En esta semana, el periodista Sebastián Nohra denunció que Karen Váquiro suscribió 24 contratos por $1.225 millones con distintas entidades públicas, la mayoría después de que su esposo, Andrés Mayorquín, asumiera en el 2019 el cargo de asesor de la jefe de gabinete de la Presidencia. También se supo que Claudia Marcela Montealegre, esposa del secretario jurídico de la Presidencia, Germán Quintero, tiene 10 contratos por $653 millones con varias entidades.
Los casos no son iguales. En el primero, se sabe que la señora Váquiro ocultó en algunos contratos su vínculo matrimonial, en al menos dos de ellos incurrió en un evidente conflicto de interés, no tenía ninguna trayectoria que la avalara como contratista del Estado y parece obvio que se aprovechó de su condición de esposa de un asesor de Presidencia. En el segundo, la señora Montealegre puede demostrar que era contratista de distintas entidades antes del nombramiento de su marido y que cuenta con la experiencia y el conocimiento para ser asesora de la administración pública. No son inusuales los casos de parejas que son al mismo tiempo funcionarios públicos o tienen contratos con el Estado.
Ahora bien, no hay duda del monumental problema de corrupción que azota al país.

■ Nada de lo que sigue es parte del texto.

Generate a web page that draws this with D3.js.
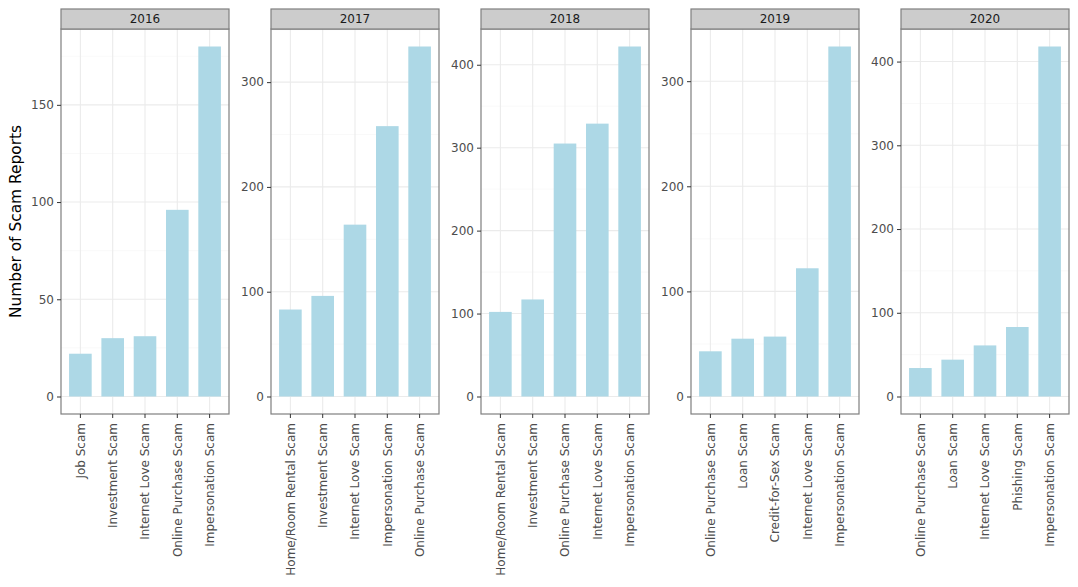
<!DOCTYPE html>
<html>
<head>
<meta charset="utf-8">
<script src="https://cdn.jsdelivr.net/npm/d3@7"></script>
<style>
  body { margin: 0; background: #fff; }
  svg { display: block; font-family: "DejaVu Sans", sans-serif; }
</style>
</head>
<body>
<svg id="chart" width="1078" height="587"></svg>
<script>
// facets
var years = ["2016", "2017", "2018", "2019", "2020"];

// categories per facet (ordered by count)
var cats2016 = ["Job Scam", "Investment Scam", "Internet Love Scam", "Online Purchase Scam", "Impersonation Scam"];
var cats2017 = ["Home/Room Rental Scam", "Investment Scam", "Internet Love Scam", "Impersonation Scam", "Online Purchase Scam"];
var cats2018 = ["Home/Room Rental Scam", "Investment Scam", "Online Purchase Scam", "Internet Love Scam", "Impersonation Scam"];
var cats2019 = ["Online Purchase Scam", "Loan Scam", "Credit-for-Sex Scam", "Internet Love Scam", "Impersonation Scam"];
var cats2020 = ["Online Purchase Scam", "Loan Scam", "Internet Love Scam", "Phishing Scam", "Impersonation Scam"];

// report counts
var vals2016 = [22, 30, 31, 96, 180];
var vals2017 = [83, 96, 164, 258, 334];
var vals2018 = [102, 117, 305, 329, 422];
var vals2019 = [43, 55, 57, 122, 333];
var vals2020 = [34, 44, 61, 83, 418];

var allCats = [cats2016, cats2017, cats2018, cats2019, cats2020];
var allVals = [vals2016, vals2017, vals2018, vals2019, vals2020];

var svg = d3.select("#chart");

var panelW = 168,
    panelTop = 29,
    panelBottom = 414,
    stripH = 20,
    panelLefts = [61, 271, 481, 691, 901],
    fontSize = "12px";

/*Y axis title*/
svg.append("text")
  .attr("transform", "translate(21," + ((panelTop + panelBottom) / 2) + ") rotate(-90)")
  .attr("text-anchor", "middle")
  .style("font-size", "15.4px")
  .style("fill", "#000")
  .text("Number of Scam Reports");

years.forEach(function(yr, i) {
  var cats = allCats[i], vals = allVals[i];
  var max = d3.max(vals);

  var g = svg.append("g")
    .attr("transform", "translate(" + panelLefts[i] + ",0)");

  var x = d3.scaleBand()
    .domain(cats)
    .range([0, panelW])
    .paddingInner(0.3)
    .paddingOuter(0.25);

  var y = d3.scaleLinear()
    .domain([-0.05 * max, 1.05 * max])
    .range([panelBottom, panelTop]);

  var major = y.ticks(5);
  var step = major[1] - major[0];
  var minor = [];
  for (var m = major[0] - step / 2; m <= y.domain()[1]; m += step) {
    if (m >= y.domain()[0]) minor.push(m);
  }

  /*background*/
  g.append("rect")
    .attr("x", 0).attr("y", panelTop)
    .attr("width", panelW).attr("height", panelBottom - panelTop)
    .attr("fill", "#fff");

  /*grid*/
  g.selectAll(".minor")
    .data(minor).enter().append("line")
    .attr("x1", 0).attr("x2", panelW)
    .attr("y1", function(d) { return y(d); })
    .attr("y2", function(d) { return y(d); })
    .attr("stroke", "#f5f5f5")
    .attr("stroke-width", 0.6);

  g.selectAll(".major")
    .data(major).enter().append("line")
    .attr("x1", 0).attr("x2", panelW)
    .attr("y1", function(d) { return y(d); })
    .attr("y2", function(d) { return y(d); })
    .attr("stroke", "#ebebeb")
    .attr("stroke-width", 1.1);

  g.selectAll(".vgrid")
    .data(cats).enter().append("line")
    .attr("x1", function(d) { return x(d) + x.bandwidth() / 2; })
    .attr("x2", function(d) { return x(d) + x.bandwidth() / 2; })
    .attr("y1", panelTop).attr("y2", panelBottom)
    .attr("stroke", "#ebebeb")
    .attr("stroke-width", 1.1);

  /*bars*/
  g.selectAll(".bar")
    .data(vals).enter().append("rect")
    .attr("x", function(d, j) { return x(cats[j]); })
    .attr("width", x.bandwidth())
    .attr("y", function(d) { return y(d); })
    .attr("height", function(d) { return y(0) - y(d); })
    .attr("fill", "#add8e6");

  /*panel border*/
  g.append("rect")
    .attr("x", 0).attr("y", panelTop)
    .attr("width", panelW).attr("height", panelBottom - panelTop)
    .attr("fill", "none")
    .attr("stroke", "#7f7f7f")
    .attr("stroke-width", 1.2);

  /*strip*/
  g.append("rect")
    .attr("x", 0).attr("y", panelTop - stripH)
    .attr("width", panelW).attr("height", stripH)
    .attr("fill", "#cccccc")
    .attr("stroke", "#7f7f7f")
    .attr("stroke-width", 1.2);
  g.append("text")
    .attr("x", panelW / 2).attr("y", panelTop - stripH / 2)
    .attr("dy", "0.35em")
    .attr("text-anchor", "middle")
    .style("font-size", fontSize)
    .style("fill", "#1a1a1a")
    .text(yr);

  /*y axis*/
  var yAxis = g.append("g")
    .call(d3.axisLeft(y).tickValues(major).tickSize(4).tickPadding(3).tickFormat(d3.format("d")));
  yAxis.select(".domain").remove();
  yAxis.selectAll(".tick line").attr("stroke", "#333");
  yAxis.selectAll(".tick text")
    .style("font-size", fontSize)
    .style("font-family", "DejaVu Sans")
    .style("fill", "#4d4d4d");

  /*x axis*/
  var xAxis = g.append("g")
    .attr("transform", "translate(0," + panelBottom + ")")
    .call(d3.axisBottom(x).tickSize(4).tickPadding(3));
  xAxis.select(".domain").remove();
  xAxis.selectAll(".tick line").attr("stroke", "#333");
  xAxis.selectAll(".tick text")
    .attr("transform", "rotate(-90)")
    .attr("text-anchor", "end")
    .attr("x", -9)
    .attr("y", 0)
    .attr("dy", "0.35em")
    .style("font-size", fontSize)
    .style("font-family", "DejaVu Sans")
    .style("fill", "#4d4d4d");
});
</script>
</body>
</html>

Me atrevo a proponer algunas ideas para combatirla.
Empecemos por lo obvio y general, como el tamaño del Estado. Entre más grande y más funciones asuma, más corrupción habrá. Un Estado más pequeño, más eficiente y menos entrometido, disminuye mucho los riesgos.

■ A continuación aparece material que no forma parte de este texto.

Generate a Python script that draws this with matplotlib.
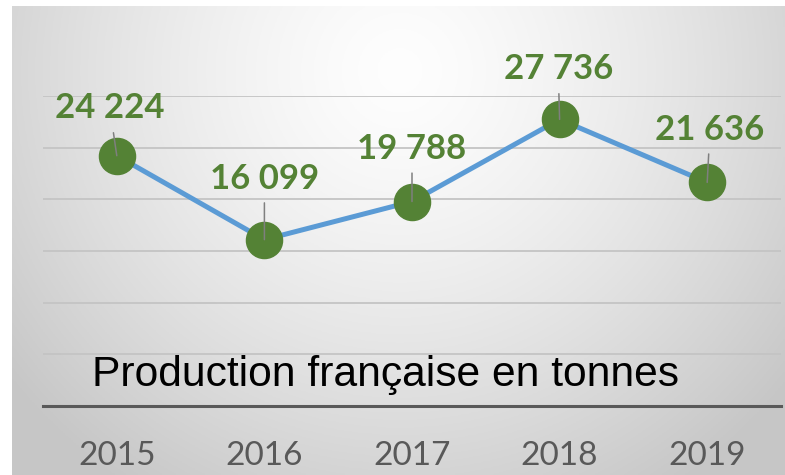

Sigamos por la hiperinflación legislativa que nos abruma. Acá hay normas para todo, desde leyes hasta ordenanzas municipales, que pretenden ordenar los más nimios detalles de la vida en sociedad. Detrás de cada regla hay un burócrata encargado de supervisar su cumplimiento y, también, el riesgo de una coima en relación con su decisión. Desregularizar la vida social y la economía tanto como se pueda reduce el peligro corrupto.
La impunidad es un aliciente formidable para los delincuentes y no es distinto para los de cuello blanco. Aquí los bandidos saben que la posibilidad de que los capturen es muy baja, de que si los capturan los priven de libertad aún menor y minúscula de que llevados a juicio sean condenados. Y ni hablemos de las sanciones domiciliarias. Sin administración de justicia eficiente la lucha contra la corrupción será siempre fallida. Ni hablar de lo que ocurre, el fatal mensaje, cuando son los magistrados y los jueces los bandidos. Recordar el cartel de la Toga. O hacemos esa reforma urgente a la justicia o estamos perdidos. La garantía de sanción desestimula el delito.

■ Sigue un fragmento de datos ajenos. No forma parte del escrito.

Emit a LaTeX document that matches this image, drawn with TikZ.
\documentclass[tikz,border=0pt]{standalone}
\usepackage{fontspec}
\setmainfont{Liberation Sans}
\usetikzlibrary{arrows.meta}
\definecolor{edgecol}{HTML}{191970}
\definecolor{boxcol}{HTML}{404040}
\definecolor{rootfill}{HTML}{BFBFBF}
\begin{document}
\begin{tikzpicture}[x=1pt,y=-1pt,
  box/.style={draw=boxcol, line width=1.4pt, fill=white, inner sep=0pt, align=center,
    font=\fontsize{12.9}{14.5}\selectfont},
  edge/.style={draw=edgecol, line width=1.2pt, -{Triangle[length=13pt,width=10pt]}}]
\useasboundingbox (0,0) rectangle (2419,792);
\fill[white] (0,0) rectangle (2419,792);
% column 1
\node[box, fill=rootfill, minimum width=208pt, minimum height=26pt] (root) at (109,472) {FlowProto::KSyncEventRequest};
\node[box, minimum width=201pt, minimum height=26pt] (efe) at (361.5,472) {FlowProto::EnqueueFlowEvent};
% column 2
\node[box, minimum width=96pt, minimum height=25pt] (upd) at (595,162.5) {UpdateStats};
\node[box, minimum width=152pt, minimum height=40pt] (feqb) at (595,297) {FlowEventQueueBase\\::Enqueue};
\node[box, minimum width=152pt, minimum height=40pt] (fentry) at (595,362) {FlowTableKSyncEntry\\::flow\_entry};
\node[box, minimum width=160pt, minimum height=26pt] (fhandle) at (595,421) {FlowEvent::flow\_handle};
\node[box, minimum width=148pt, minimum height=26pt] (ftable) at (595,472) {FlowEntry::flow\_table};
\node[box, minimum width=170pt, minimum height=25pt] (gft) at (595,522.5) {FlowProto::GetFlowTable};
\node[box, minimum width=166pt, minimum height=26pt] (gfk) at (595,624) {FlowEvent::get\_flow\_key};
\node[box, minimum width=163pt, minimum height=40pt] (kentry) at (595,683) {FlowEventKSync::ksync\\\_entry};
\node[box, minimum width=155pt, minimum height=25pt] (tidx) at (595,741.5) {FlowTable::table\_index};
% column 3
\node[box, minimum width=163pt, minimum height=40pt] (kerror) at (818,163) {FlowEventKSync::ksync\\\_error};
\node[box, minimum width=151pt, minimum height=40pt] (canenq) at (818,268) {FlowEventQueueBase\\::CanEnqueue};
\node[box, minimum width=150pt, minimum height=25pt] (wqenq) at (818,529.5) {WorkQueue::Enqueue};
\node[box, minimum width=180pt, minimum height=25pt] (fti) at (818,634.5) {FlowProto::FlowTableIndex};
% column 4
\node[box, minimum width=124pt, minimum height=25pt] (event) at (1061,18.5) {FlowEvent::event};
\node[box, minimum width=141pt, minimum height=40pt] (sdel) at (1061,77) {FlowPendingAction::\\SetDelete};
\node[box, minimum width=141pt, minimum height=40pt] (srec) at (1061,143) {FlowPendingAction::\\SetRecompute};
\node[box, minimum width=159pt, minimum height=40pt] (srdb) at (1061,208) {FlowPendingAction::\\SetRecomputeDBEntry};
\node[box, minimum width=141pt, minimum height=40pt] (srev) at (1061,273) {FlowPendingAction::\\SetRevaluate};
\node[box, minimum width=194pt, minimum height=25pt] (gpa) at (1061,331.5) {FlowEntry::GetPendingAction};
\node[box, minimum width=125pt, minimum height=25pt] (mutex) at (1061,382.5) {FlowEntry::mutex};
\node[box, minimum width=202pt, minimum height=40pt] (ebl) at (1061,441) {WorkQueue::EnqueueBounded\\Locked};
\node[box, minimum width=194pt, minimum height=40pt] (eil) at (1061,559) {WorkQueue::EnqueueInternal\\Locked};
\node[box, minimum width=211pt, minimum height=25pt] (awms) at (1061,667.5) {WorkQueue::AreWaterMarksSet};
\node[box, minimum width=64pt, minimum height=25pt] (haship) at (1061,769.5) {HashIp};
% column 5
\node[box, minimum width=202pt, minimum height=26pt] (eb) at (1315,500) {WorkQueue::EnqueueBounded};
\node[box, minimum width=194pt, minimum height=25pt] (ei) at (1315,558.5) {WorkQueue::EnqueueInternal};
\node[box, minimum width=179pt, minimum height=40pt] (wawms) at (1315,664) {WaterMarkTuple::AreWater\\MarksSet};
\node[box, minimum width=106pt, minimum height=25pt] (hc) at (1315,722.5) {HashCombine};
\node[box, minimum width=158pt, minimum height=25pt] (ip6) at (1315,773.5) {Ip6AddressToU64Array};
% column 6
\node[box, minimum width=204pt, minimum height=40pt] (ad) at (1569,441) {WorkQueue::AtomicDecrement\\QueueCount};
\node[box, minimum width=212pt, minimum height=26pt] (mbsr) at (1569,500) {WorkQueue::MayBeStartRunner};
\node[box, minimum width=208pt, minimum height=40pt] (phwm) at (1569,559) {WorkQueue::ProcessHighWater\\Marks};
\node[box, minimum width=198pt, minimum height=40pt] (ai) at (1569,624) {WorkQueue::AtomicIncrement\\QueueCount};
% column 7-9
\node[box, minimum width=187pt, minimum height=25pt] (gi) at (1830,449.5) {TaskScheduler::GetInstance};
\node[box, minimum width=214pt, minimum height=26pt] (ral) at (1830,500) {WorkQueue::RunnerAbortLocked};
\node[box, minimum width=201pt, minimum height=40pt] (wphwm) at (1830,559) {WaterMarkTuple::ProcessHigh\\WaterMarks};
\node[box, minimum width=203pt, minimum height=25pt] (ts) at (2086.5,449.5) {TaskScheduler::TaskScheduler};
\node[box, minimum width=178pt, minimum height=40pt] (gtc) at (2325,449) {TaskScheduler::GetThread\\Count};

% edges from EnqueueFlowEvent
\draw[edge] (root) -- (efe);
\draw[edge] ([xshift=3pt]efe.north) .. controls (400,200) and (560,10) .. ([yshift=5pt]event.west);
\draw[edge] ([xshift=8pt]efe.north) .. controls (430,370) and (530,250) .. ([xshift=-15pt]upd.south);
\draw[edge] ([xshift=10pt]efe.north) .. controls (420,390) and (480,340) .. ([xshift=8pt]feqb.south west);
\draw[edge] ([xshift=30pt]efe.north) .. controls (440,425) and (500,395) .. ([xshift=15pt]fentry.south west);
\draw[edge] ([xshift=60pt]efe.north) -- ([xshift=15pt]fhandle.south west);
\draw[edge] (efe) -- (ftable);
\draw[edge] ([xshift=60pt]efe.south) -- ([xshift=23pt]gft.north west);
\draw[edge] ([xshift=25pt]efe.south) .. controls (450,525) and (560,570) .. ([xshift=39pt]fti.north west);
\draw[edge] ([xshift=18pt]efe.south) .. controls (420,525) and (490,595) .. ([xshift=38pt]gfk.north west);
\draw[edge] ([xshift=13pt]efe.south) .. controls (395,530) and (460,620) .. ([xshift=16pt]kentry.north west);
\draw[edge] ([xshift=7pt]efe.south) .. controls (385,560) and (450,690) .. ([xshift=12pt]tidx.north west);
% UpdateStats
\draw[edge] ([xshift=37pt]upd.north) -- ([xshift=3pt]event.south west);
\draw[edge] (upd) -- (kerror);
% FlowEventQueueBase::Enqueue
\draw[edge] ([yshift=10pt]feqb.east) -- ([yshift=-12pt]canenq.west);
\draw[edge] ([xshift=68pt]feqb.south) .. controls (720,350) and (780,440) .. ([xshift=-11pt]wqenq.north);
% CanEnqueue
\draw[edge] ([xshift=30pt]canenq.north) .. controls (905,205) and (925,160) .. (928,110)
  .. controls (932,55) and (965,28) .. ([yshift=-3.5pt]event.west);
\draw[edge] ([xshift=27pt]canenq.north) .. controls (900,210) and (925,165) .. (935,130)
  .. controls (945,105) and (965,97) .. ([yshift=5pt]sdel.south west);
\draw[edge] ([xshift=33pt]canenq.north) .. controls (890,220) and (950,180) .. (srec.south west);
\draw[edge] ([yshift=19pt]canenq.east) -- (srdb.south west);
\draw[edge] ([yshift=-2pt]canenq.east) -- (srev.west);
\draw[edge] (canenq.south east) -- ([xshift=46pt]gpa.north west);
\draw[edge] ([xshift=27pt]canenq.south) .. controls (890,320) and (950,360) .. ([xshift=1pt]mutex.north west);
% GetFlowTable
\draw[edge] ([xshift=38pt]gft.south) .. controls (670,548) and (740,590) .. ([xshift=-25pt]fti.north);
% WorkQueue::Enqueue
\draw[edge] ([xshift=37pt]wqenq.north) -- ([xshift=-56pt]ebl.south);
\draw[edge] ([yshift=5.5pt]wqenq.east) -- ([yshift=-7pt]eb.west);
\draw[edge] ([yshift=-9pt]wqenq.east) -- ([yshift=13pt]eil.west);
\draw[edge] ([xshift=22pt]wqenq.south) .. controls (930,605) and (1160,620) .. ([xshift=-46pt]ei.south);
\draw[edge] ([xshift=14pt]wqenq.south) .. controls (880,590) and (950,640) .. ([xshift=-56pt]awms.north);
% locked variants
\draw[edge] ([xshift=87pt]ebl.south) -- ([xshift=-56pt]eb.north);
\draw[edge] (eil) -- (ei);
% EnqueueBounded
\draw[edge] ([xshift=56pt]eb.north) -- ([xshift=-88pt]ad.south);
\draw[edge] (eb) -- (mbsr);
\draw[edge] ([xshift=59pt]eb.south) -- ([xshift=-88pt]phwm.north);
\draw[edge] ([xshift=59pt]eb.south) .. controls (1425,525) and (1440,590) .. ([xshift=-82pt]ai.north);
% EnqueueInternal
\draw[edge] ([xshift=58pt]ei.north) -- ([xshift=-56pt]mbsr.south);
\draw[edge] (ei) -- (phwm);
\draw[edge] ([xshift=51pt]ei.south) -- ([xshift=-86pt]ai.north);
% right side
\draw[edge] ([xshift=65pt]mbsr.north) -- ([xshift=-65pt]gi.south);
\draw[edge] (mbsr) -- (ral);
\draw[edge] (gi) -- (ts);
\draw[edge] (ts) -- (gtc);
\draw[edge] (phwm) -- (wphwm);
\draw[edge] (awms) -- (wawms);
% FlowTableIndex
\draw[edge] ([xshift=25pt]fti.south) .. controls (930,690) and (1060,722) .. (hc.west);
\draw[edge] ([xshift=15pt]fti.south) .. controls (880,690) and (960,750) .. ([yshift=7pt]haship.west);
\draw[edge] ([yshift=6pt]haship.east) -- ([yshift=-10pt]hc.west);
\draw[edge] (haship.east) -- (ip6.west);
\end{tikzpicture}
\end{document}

Eliminar las contralorías departamentales y municipales es poco popular, en particular entre los políticos, pero indispensable. Esas contralorías no solo no protegen los recursos públicos y son paraísos clientelistas, sino que con frecuencia son encubridores y cómplices de los corruptos. Al mismo tiempo que hay que cerrar esas costosísima e inútiles entidades hay que fortalecer la Contraloría General, despolitizarla y tecnificarla, y conseguir que el Contralor sea nombrado por concurso de méritos y no por motivos políticos.
En Colombia la contratación pública asciende a los 150 billones de pesos. Incentivar los pliegos tipo en las licitaciones es clave. Esos pliegos, por ejemplo, han permitido pasar de tener entre uno y tres oferentes en los contratos de las entidades territoriales de obra pública a tener veintiséis. Más pluralidad, mejores precios y condiciones. Pero ocurre que es absolutamente insuficiente porque apenas alrededor del 10% de la contratación se adjudica por licitación pública. El grueso se hace por contratación directa. Reducir tanto como se pueda la contratación directa es indispensable en la lucha contra la corrupción.
La digitalización es vital. Minimizar el contacto directo entre el burócrata y el ciudadano disminuye los riesgos. El ciudadano debería poder hacer la inmensa mayoría de sus gestiones frente al gobierno por vía digital. Además, la digitalización disminuye el tamaño del estado, la burocracia y sus costos. Ese es el futuro. Estonia nos muestra el camino.
Finalmente, y con la advertencia de que por falta de espacio no abordé los asuntos relacionados con las campañas políticas y el abuso del poder político, hay que traducir la indignación ciudadana en una oportunidad en la que se reconozca que el problema de corrupción es de todos y que hay que examinar no solo el comportamiento de los funcionarios públicos sino también el de los empresarios que pagan por pecar y el de cada uno de los ciudadanos. Sin esa reflexión ética no habrá cambio normativo, institucional o tecnológico suficiente. En particular, hay que dejar la mentalidad mafiosa, la narco idea de que es posible hacerse rico de manera rápida, fácil y violando la ley. Hay que recuperar la ética del trabajo honesto, del esfuerzo, de la persistencia y la disciplina.